SeSQL data model guide

Contents

1   General

SeSQL data model is described in a 'sesql_config.py' file in the project.

It should define three variables :

FIELDS
A list (or tuple) of fields.
MASTER_TABLE_NAME
The name of the master table to use.
TYPE_MAP
Association between Django types and tables.

2   Concepts

SeSQL data model is composed of fields. A field is something on which you can perform queries and order the data, it's similar to a Django field.

Fields are computed from sources. A source will fetch the values to compose a field, taking object attributes, concatenating several of them, calling methods, or following relations.

3   Fields

Each field has a type, a name, a source and may have some type dependant options.

Known types are :

IntField
Normal integer field.
StrField
Normal string field, up to 255 characters wide,``size`` can be specified.
ClassField
Handle the class of the object.
DateField
Date field, without time.
DateTimeField
Date field, with time.
IntArrayField
Field storing multi-valued integers.
FullTextField
The beast for which SeSQL was designed, a full-text index, can be made primary to be used in rankings. You can specify a different text search configuration than the default on a given FullTextField with the dictionnary parameter.

4   Sources

Each field requires a 'source'. The source can be one of the following classes :

SimpleField
Will just fetch an attribute from the Django object, can specify a condition (Q object) to filter on.
MethodCaller
Will call a method from the Django object.
SubField
Will walk accross one or several many-to-many mappings, fetching attributes of the related objects.
TextAggregate
Concatenate the result of other sources.
WeightedAggregate
Allow to ponder the result of different sources for ranking by relevance. Weights can go from A (highest) to D (lowest). Look at PosgreSQL documentation for more information on weights.
FirstOf
Gets the first non-None value of a list of other sources (useful for example to track the creation date which is called created_at on some models and created_on on others).

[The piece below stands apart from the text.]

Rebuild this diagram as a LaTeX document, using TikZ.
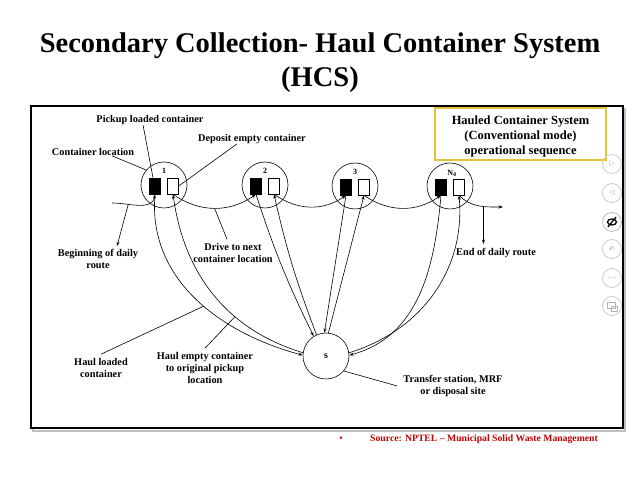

5   Easy writing of sources

Source can also be given in a more friendly way :

If the source is not specified, it'll be a SimpleField of the same name that the index.

6   Type map

The type map is a list (or tuple) of (class,  table_name, recursive). All Django objects of this class will be indexed into the given table. All objects of a subclass too, unless the recursive parameter is set to False (it defaults to True).

If the same class is reachable twice (due to multiple inheritance or to specifying both a base class and a derivative in the map), the first entry that matches is taken.

You specify None as the table to explicitly ban indexing a content type even if a base class has to be indexed.

Example

TYPE_MAP = ((models.Photo, "sesql_photo", False),
            (models.Comment, "sesql_comment"),
            (models.BaseModel, "sesql_default"))

7   Dependency tracking

SeSQL provides semi-automatic dependency tracking. This works in two steps.

1. By implementing a method get_related_objects_for_indexation on your models, which must return a lit of (classname, id) pairs (or of Django objects). This method will be called when an object is indexed. All "related objects" will then be inserted into a special table, called sesql_reindex_schedule.

2. Then, asynchronously, a daemon will fetch rows from this table, and reindex objects.

8   Cleanup in text fields

Before indexing text fields, cleanup has to be performed. In SeSQL, the cleanup is a two-phase process.

The first phase is user-configurable. It should strip the text of all meta-information (HTML tags, wiki syntax, ...) and gives plain text.

The second phase is automatic, it consists in stripping all accents, converting upper-case letters to lower-case letters and replacing special characters with spaces.

To configure the first phase, you have two options :

1. Specify the ADDITIONAL_CLEANUP_FUNCTION in the configuration file. This should contain a function, which takes the text as parameter and returns the cleaned up text.

2. Add a cleanup parameter to the FullTextField, with a similar function.

The ADDITIONAL_CLEANUP_FUNCTION will be used only if the cleanup parameter was not specified, or set to None.

9   Additional text search configurations

If you want additional text search configurations to be created when SeSQL tables are created, you can add the SQL lines in a ADDITIONAL_TS_CONFIG variable in the config file. Refer to PosgreSQL documentation for more details.